She’s a stout 60-year-old
widow and cleaning lady of Polish origin. He’s a tall thirtysomething Gastarbeiter, or guest worker, from
Morocco. We’re in Munich in the mid-70s. They meet one evening when she steps
into the mostly empty bar she’s passed so many times, drawn in by the sensuous,
foreign-sounding music. He’s at the bar, dressed in brown suit and brown shirt,
hanging with his Moroccan buddies, turning down the sexual favours of a fellow
barfly. “Cock broken,” he explains in broken German. The older woman orders
cola and sits at a table. The younger man, egged on by his buddies, approaches
her. They slow-dance and converse, and the conversation goes on and on, into
the night, out of the bar, into the older woman’s foyer, where they take
shelter from the rain, and, eventually, into her apartment. Despite its seeming
unlikeliness, despite the overwhelming obstacles of rampant, ubiquitous racism,
ageism and xenophobia, Emmi (Brigitte Mira) and Ali (El Hedi ben Salem) become
lovers, and the story of their love, as told in New German Cinema wunderkind-enfant terrible Rainer Werner
Fassbinder’s Ali: Fear Eats the Soul (1974),
is that rarest of things: a truly believable movie romance. It’s also a
masterpiece. Criterion’s just released it on a beautiful Blu-ray, with a menu
featuring a beautiful montage of Emmi and Ali slow-dancing.

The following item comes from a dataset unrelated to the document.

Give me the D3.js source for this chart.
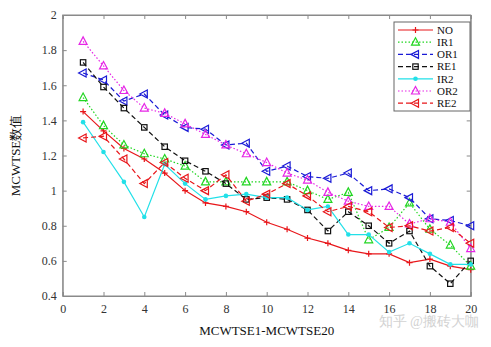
<!DOCTYPE html>
<html><head><meta charset="utf-8">
<script src="https://cdn.jsdelivr.net/npm/d3@7"></script>
<style>
body{margin:0;background:#fff;}
svg{display:block;}
text{font-family:"Liberation Serif","Times New Roman",serif;}
</style></head>
<body>
<svg id="chart" width="491" height="347"></svg>
<script>
const xValues = d3.range(1, 21);
const seriesNames = ["NO","IR1","OR1","RE1","IR2","OR2","RE2"];
const NO  = [1.45,1.34,1.24,1.18,1.10,1.00,0.93,0.91,0.88,0.82,0.78,0.73,0.70,0.66,0.64,0.64,0.59,0.61,0.57,0.55];
const IR1 = [1.53,1.37,1.26,1.21,1.18,1.14,1.05,1.05,1.05,1.05,1.05,1.00,0.95,0.99,0.72,0.79,0.93,0.78,0.69,0.57];
const OR1 = [1.67,1.63,1.51,1.55,1.43,1.36,1.35,1.26,1.27,1.11,1.14,1.08,1.07,1.10,1.00,1.01,0.96,0.84,0.83,0.80];
const RE1 = [1.73,1.59,1.47,1.36,1.25,1.17,1.11,1.04,0.95,0.96,0.95,0.89,0.77,0.88,0.80,0.70,0.77,0.57,0.47,0.60];
const IR2 = [1.39,1.22,1.05,0.85,1.15,1.04,0.95,0.97,0.98,0.96,0.96,0.89,0.91,0.75,0.75,0.65,0.70,0.64,0.58,0.58];
const OR2 = [1.85,1.71,1.57,1.47,1.44,1.38,1.32,1.26,1.21,1.16,1.10,1.06,0.99,0.94,0.91,0.91,0.81,0.84,0.82,0.67];
const RE2 = [1.30,1.31,1.18,1.04,1.16,1.07,1.00,1.09,0.94,0.98,1.04,0.97,0.88,0.91,0.88,0.79,0.80,0.77,0.79,0.70];
const xTicks = [0,2,4,6,8,10,12,14,16,18,20];
const yTicks = [0.4,0.6,0.8,1,1.2,1.4,1.6,1.8,2];
const xLabel = "MCWTSE1-MCWTSE20";
const yLabel = "MCWTSE数值";
const watermark = "知乎 @搬砖大咖";

const seriesValues = {NO, IR1, OR1, RE1, IR2, OR2, RE2};
const styles = {
  NO:  {color:"#e8161a", dash:null,   marker:"plus"},
  IR1: {color:"#22d622", dash:"1.5,2", marker:"triUp"},
  OR1: {color:"#1a1ad6", dash:"5,3",  marker:"triLeft"},
  RE1: {color:"#111111", dash:"5,3",  marker:"square"},
  IR2: {color:"#22e0e8", dash:null,   marker:"dot"},
  OR2: {color:"#e626e6", dash:"1.5,2", marker:"triUp"},
  RE2: {color:"#e8161a", dash:"5,3",  marker:"triLeft"}
};

const svg = d3.select("#chart");
const L = 62.7, R = 470.7, T = 15, B = 296;
const x = d3.scaleLinear().domain([0,20]).range([L,R]);
const y = d3.scaleLinear().domain([0.4,2]).range([B,T]);
const axisColor = "#8a8a8a";

svg.append("rect").attr("x",L).attr("y",T).attr("width",R-L).attr("height",B-T)
  .attr("fill","none").attr("stroke",axisColor).attr("stroke-width",1);

const gx = svg.append("g").attr("transform",`translate(0,${B})`)
  .call(d3.axisBottom(x).tickValues(xTicks).tickSize(-4).tickPadding(8).tickFormat(d3.format("d")));
const gxTop = svg.append("g").attr("transform",`translate(0,${T})`)
  .call(d3.axisTop(x).tickValues(xTicks).tickSize(-4).tickFormat(""));
const gy = svg.append("g").attr("transform",`translate(${L},0)`)
  .call(d3.axisLeft(y).tickValues(yTicks).tickSize(-4).tickPadding(6).tickFormat(d=>String(+d.toFixed(1))));
const gyR = svg.append("g").attr("transform",`translate(${R},0)`)
  .call(d3.axisRight(y).tickValues(yTicks).tickSize(-4).tickFormat(""));
[gx,gxTop,gy,gyR].forEach(g=>{
  g.select(".domain").attr("stroke",axisColor);
  g.selectAll(".tick line").attr("stroke",axisColor);
  g.selectAll("text").attr("fill","#333").attr("font-size",12)
    .attr("font-family",'"Liberation Serif","Times New Roman",serif');
});

const line = d3.line().x((d,i)=>x(xValues[i])).y(d=>y(d));
function drawMarker(g, type, cx, cy, color){
  if(type==="plus"){
    g.append("path").attr("d",`M${cx-3},${cy}H${cx+3}M${cx},${cy-3}V${cy+3}`)
      .attr("stroke",color).attr("stroke-width",1.2).attr("fill","none");
  } else if(type==="triUp"){
    g.append("path").attr("d",`M${cx},${cy-4.5}L${cx+4},${cy+3}L${cx-4},${cy+3}Z`)
      .attr("stroke",color).attr("stroke-width",1.2).attr("fill","none");
  } else if(type==="triLeft"){
    g.append("path").attr("d",`M${cx-4.5},${cy}L${cx+3},${cy-4}L${cx+3},${cy+4}Z`)
      .attr("stroke",color).attr("stroke-width",1.2).attr("fill","none");
  } else if(type==="square"){
    g.append("rect").attr("x",cx-2.7).attr("y",cy-2.7).attr("width",5.4).attr("height",5.4)
      .attr("stroke",color).attr("stroke-width",1.2).attr("fill","none");
  } else if(type==="dot"){
    g.append("circle").attr("cx",cx).attr("cy",cy).attr("r",2.3).attr("fill",color);
  }
}
const plot = svg.append("g");
seriesNames.forEach(name=>{
  const st = styles[name];
  const vals = seriesValues[name];
  plot.append("path").datum(vals).attr("d",line).attr("fill","none")
    .attr("stroke",st.color).attr("stroke-width",1.2)
    .attr("stroke-dasharray",st.dash);
  const mg = plot.append("g");
  vals.forEach((v,i)=>drawMarker(mg, st.marker, x(xValues[i]), y(v), st.color));
});

const lg = svg.append("g");
lg.append("rect").attr("x",394).attr("y",22).attr("width",76).attr("height",89)
  .attr("fill","#fff").attr("stroke","#666").attr("stroke-width",1);
seriesNames.forEach((name,i)=>{
  const st = styles[name];
  const ly = 30 + i*12.2;
  lg.append("line").attr("x1",398).attr("x2",433).attr("y1",ly).attr("y2",ly)
    .attr("stroke",st.color).attr("stroke-width",1.2).attr("stroke-dasharray",st.dash);
  drawMarker(lg, st.marker, 415.5, ly, st.color);
  lg.append("text").attr("x",437).attr("y",ly).attr("dy","0.35em")
    .attr("font-size",11).attr("fill","#111").text(name);
});

svg.append("text").attr("x",(L+R)/2).attr("y",335).attr("text-anchor","middle")
  .attr("font-size",13).attr("fill","#111").text(xLabel);
svg.append("text").attr("transform",`translate(20,${(T+B)/2}) rotate(-90)`)
  .attr("text-anchor","middle").attr("font-size",13).attr("fill","#111")
  .attr("font-family",'"Liberation Serif","Noto Sans CJK SC",serif').text(yLabel);

svg.append("text").attr("x",479).attr("y",326).attr("text-anchor","end")
  .attr("font-size",14).attr("fill","#d2d2d2")
  .attr("font-family",'"Noto Sans CJK SC",sans-serif').text(watermark);
</script>
</body></html>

Fassbinder wasn’t even 30 when he made this, his 18th
film, which was inspired by two other films: The American Soldier (1970), Fassbinder’s early feature in which a
character relays the story of a cleaning lady in love with an immigrant worker,
and All That Heaven Allows (1955),
Douglas Sirk’s melodrama in which Jane Wyman’s bourgeois widow falls in love
with Rock Hudson’s young gardener. (In turn, Todd Haynes would draw inspiration
from All That Heaven Allows and from Fear Eats the Soul to produce his 2002
film Far From Heaven.) Though Emmi
and Ali’s love is threatened at every turn by the stupidity and cruelty of
friends, neighbours, strangers, family and co-workers, Feat Eats the Soul, echoing Sirk, ends on a sombre but more
optimistic note than the American Solider
anecdote. But I would argue that more than anything that happens in its story,
what makes Fear Eats the Soul so moving,
fascinating and generous of heart is Fassbinder’s singular directorial
approach—the same high style that you’d think would make the film alienating.
Few filmmakers have utilized aspects of theatre in any
meaningful way. One of those few is Fassbinder, whose theatre practice was as
prolific as his cinema practice. Right from the start, with those deep reds and
yellows, there’s a sumptuous unity of production and costume design, lighting
and photography, that both bears the influence of All That Heaven Allows’ Technicolor palate and at an
expressionistic theatrical style—which creates a captivating contrast with the clean,
muted acting of the cast, most especially Mira, a veteran thespian, and Salem,
who appeared in several Fassbinder films and was for a time Fassbinder’s
boyfriend. Above all, what distinguishes Fear
Eats the Soul is Fassbinder’s loving, counterintuitive mise en scène. In
scene after scene Fassbinder’s characters share the most intimate exchanges while
his camera watches from a considerable distance, often with telling objects or
framing devices in the foreground. There’s such tenderness is this distance, as
though Fassbinder is holding his actors, cradling them, in the centre of the
screen. He would continue to use framing (most memorably in a romantic scene
that becomes a murder scene in Berlin
Alexanderplatz), but I don’t know that any subsequent Fassbinder ever
achieved quite the same feeling of belief in love as is found here.